Marriage equality is a ‘tyrannical impulse,’ says Alliance Defending Freedom lawyer

Today, the Supreme Court trumped each state’s decisions to decide whether same-sex marriage should be allowed by turning marriage equality into a constitutionally protected right. Same-sex marriage advocates are celebrating. But not everybody else is.

Many on the evangelical right are mourning what they see as an attack on freedom — each state’s right to make its own laws, organizations’ right to refuse services based on sexual orientation, religious adoption agencies’ right to deny same-sex couples children to adopt, bakers and florists right to refuse to make cakes and arrange flowers for same-sex weddings.

This is the first time one constitutional right has directly conflicted with another, said Doug Wardlow of the Arizona-based religious liberties organization and legal ministry the Alliance Defending Freedom, which has a strong presence at the Colorado Statehouse and much experience arguing religious freedom in Colorado’s courts.

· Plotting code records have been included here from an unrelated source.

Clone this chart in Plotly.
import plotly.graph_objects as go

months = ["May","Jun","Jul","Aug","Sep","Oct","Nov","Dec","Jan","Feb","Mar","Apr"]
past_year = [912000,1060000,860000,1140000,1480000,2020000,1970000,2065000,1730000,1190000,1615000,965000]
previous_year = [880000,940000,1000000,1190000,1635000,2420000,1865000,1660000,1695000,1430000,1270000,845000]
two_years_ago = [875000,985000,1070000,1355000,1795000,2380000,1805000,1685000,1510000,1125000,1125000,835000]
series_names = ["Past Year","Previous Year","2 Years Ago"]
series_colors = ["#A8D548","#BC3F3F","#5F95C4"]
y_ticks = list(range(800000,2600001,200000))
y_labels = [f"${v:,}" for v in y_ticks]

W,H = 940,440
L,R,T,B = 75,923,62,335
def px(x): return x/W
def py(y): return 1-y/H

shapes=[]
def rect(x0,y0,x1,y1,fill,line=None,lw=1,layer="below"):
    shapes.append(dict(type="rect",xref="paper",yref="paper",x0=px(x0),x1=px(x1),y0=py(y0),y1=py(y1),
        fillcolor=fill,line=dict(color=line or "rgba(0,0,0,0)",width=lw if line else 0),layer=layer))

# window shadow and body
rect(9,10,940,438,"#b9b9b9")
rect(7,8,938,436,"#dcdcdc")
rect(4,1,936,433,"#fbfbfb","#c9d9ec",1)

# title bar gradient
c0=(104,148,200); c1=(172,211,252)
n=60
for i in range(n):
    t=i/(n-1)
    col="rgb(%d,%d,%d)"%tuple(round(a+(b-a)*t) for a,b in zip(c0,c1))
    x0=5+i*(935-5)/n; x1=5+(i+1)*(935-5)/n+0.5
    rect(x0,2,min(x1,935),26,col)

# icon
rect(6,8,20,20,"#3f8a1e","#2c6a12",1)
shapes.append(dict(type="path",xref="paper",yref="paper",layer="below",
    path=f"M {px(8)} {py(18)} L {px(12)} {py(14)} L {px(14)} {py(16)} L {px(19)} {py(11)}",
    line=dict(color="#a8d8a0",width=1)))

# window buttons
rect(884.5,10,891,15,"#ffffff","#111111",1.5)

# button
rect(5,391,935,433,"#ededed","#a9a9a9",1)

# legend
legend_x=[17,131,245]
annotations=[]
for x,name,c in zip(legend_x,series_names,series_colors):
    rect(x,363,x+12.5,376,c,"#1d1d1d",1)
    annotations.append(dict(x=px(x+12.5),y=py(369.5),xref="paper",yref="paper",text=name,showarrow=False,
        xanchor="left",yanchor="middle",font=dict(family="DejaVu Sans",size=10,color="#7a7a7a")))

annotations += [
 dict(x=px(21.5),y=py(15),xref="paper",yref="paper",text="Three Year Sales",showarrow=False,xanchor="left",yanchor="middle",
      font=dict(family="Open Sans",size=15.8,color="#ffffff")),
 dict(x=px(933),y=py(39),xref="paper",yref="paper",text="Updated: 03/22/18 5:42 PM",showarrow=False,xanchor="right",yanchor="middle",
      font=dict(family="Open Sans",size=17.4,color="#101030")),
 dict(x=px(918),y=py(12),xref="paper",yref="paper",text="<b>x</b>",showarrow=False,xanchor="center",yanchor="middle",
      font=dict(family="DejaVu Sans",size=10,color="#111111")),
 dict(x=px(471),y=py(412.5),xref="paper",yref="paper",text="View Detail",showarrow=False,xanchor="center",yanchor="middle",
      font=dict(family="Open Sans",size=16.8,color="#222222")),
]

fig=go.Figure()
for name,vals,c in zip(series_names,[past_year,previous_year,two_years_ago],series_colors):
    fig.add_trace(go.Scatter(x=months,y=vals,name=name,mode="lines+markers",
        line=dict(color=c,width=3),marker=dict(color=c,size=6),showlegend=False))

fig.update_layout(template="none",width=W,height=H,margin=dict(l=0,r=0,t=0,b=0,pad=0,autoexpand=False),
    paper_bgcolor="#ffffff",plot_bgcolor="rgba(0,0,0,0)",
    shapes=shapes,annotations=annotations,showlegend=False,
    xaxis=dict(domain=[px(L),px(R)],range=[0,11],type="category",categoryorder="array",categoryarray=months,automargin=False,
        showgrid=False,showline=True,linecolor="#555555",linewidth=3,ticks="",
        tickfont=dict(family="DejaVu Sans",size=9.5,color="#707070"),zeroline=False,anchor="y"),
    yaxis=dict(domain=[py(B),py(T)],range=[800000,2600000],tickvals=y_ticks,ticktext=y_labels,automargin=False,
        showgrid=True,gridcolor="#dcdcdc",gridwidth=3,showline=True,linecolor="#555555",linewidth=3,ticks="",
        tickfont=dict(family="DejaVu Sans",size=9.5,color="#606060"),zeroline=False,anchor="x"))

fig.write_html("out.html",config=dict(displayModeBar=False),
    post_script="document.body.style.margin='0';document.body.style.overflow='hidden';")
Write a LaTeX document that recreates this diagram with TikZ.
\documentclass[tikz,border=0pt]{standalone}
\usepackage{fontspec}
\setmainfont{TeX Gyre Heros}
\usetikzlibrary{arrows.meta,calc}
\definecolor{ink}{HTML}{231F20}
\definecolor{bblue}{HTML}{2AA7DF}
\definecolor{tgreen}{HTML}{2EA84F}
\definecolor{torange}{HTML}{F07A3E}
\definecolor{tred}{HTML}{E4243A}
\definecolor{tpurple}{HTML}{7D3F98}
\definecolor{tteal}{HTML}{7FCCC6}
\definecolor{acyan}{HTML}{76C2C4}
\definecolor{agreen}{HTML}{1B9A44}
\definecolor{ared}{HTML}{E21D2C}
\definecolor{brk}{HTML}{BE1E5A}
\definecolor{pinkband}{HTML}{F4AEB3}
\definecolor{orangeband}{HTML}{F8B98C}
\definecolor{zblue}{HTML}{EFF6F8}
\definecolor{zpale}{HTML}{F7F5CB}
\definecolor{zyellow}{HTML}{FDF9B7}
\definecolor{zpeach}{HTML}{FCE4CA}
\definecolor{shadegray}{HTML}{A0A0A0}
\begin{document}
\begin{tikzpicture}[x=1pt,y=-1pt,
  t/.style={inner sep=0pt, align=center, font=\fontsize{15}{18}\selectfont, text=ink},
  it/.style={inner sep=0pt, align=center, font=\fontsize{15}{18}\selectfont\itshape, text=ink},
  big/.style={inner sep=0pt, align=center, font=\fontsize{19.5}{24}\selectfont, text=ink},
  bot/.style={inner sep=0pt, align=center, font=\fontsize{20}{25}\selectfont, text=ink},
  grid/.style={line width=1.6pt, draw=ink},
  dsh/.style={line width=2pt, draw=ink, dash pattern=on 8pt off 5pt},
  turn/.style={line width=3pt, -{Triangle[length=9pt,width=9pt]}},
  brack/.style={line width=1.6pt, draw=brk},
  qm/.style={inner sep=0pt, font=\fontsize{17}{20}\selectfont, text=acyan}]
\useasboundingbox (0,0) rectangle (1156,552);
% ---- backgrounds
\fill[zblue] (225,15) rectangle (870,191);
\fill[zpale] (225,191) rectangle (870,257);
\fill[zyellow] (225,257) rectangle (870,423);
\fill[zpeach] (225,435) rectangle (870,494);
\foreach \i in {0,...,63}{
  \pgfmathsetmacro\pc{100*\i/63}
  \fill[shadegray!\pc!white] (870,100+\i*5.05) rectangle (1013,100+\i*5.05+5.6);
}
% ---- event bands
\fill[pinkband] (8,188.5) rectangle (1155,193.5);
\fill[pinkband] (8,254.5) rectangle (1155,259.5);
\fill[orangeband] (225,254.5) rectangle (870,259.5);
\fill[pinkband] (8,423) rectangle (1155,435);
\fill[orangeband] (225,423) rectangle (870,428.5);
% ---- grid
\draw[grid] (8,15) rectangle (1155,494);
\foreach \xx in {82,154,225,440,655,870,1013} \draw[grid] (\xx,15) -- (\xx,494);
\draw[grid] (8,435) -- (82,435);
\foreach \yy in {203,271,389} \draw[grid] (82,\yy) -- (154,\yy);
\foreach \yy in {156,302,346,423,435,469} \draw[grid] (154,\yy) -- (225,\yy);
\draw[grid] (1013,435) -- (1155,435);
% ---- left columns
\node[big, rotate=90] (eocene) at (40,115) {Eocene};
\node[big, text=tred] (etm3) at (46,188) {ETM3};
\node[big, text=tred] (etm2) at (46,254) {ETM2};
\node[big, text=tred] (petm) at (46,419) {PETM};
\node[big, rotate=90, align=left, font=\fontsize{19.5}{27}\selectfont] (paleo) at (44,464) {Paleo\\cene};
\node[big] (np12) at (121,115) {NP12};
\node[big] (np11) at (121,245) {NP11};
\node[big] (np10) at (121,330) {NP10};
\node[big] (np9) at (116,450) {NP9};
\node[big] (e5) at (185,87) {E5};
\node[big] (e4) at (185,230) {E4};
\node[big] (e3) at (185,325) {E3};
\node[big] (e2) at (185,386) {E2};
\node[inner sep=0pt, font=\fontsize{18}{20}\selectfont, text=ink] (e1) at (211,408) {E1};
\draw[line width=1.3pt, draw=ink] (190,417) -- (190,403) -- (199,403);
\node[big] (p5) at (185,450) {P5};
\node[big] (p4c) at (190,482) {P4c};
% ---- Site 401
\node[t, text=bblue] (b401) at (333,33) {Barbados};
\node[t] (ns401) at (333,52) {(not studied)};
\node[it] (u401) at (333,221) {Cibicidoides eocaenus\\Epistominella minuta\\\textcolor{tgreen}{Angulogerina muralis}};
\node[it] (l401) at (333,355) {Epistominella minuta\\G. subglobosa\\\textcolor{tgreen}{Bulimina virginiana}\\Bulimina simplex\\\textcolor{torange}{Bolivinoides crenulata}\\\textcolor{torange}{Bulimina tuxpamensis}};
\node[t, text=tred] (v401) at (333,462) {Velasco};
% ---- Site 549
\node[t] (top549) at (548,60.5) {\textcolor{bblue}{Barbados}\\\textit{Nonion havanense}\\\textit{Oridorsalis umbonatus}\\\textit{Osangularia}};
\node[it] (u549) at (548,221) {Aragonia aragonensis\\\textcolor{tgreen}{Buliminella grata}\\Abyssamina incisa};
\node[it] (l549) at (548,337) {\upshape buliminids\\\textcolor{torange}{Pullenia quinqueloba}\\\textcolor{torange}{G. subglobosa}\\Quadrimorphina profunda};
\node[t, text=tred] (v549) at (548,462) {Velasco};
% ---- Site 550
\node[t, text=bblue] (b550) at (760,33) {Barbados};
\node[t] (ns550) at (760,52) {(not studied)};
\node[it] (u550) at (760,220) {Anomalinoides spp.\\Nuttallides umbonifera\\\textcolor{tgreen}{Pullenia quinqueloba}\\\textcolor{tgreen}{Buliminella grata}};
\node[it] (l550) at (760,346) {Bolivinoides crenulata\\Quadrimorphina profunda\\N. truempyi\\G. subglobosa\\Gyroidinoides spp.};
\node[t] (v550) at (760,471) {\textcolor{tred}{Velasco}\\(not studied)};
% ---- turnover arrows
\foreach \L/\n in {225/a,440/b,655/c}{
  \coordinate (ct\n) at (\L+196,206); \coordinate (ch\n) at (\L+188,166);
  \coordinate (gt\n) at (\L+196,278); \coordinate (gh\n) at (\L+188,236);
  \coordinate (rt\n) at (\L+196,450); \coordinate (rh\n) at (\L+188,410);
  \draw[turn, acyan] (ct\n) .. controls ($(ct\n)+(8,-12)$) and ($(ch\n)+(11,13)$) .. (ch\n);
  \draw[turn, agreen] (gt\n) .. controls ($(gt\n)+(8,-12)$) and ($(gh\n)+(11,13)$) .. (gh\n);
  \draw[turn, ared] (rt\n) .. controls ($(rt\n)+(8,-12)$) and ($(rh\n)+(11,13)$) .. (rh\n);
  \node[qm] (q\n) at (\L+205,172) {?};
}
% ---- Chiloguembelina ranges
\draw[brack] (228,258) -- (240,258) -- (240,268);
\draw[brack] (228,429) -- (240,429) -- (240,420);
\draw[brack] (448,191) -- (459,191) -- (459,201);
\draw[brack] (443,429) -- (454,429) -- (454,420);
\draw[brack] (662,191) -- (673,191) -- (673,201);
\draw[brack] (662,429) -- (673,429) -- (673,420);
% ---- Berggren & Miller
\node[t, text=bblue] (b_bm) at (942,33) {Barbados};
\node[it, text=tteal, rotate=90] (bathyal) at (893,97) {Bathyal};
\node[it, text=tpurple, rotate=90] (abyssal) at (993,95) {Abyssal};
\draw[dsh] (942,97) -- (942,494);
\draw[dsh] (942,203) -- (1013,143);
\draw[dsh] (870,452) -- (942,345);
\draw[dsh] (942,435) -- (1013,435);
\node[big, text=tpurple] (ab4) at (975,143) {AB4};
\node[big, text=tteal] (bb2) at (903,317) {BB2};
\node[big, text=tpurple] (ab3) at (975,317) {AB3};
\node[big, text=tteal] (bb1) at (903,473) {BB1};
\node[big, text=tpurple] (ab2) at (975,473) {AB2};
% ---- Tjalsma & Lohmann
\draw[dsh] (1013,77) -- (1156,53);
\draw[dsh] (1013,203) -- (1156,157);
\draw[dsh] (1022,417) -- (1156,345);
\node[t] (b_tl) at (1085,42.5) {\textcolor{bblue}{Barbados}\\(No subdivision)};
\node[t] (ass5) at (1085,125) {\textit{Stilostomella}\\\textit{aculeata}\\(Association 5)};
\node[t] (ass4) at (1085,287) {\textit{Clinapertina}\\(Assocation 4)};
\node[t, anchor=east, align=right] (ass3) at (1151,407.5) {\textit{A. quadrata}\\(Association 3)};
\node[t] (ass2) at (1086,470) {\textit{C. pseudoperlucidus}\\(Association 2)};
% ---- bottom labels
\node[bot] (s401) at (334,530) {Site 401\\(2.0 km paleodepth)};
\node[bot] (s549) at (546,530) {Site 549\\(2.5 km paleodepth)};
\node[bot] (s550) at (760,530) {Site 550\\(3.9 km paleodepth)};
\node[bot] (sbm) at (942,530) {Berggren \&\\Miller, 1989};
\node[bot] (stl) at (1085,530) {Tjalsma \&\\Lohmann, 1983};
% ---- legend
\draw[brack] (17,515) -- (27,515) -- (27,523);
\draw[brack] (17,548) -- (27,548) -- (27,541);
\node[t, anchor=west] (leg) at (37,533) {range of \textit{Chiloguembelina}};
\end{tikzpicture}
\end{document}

Several historical examples that challenge Wardlow’s perspective includes the constitutional abolition of slavery which clashed with certain pro-slavery Christians’ religious belief that owning and controlling other people based on racial hierarchies was a God-given right. Certain activities protected by the First Amendment – say, the right to make and sell pornography or create anti-Christian art – also clashed with Christian notions of obscenity.

But what makes today’s Court ruling unique, from Wardlow’s perspective, is that the decision will do more than give individuals rights. It will actually strip away the rights of Christians who believe that marriage should be defined as a monogamous relationship between one man and one woman. They may no longer be exempt – based on their religion – from non-discrimination laws.

Government overreach has been a constant fear of conservatives, and Alliance Defending Freedom has waged legal battles on behalf of florists and bakers, protecting clients from a government that wants to tell them how to operate their businesses, who they can serve and how, Wardlow says.

With today’s Supreme Court decision, Aliance Defending Freedom will have a harder time waging its legal battles. Wardlow characterized the Court’s decision as a “totalitarian impulse.”

“Once you have the government coming in and telling people what they have to believe, we’re not many steps from tyranny,” he told The Colorado Independent this morning.

His hope is that the country will experience a “culture shift” and return to what he sees as the United States’ historical roots in Judaeo-Christian beliefs and the idea that marriage is an exclusively heterosexual institution.

He also acknowledges that without a change in the law, the Constitution now protects marriage equality and there is little Christians can do to change that without regaining broader power.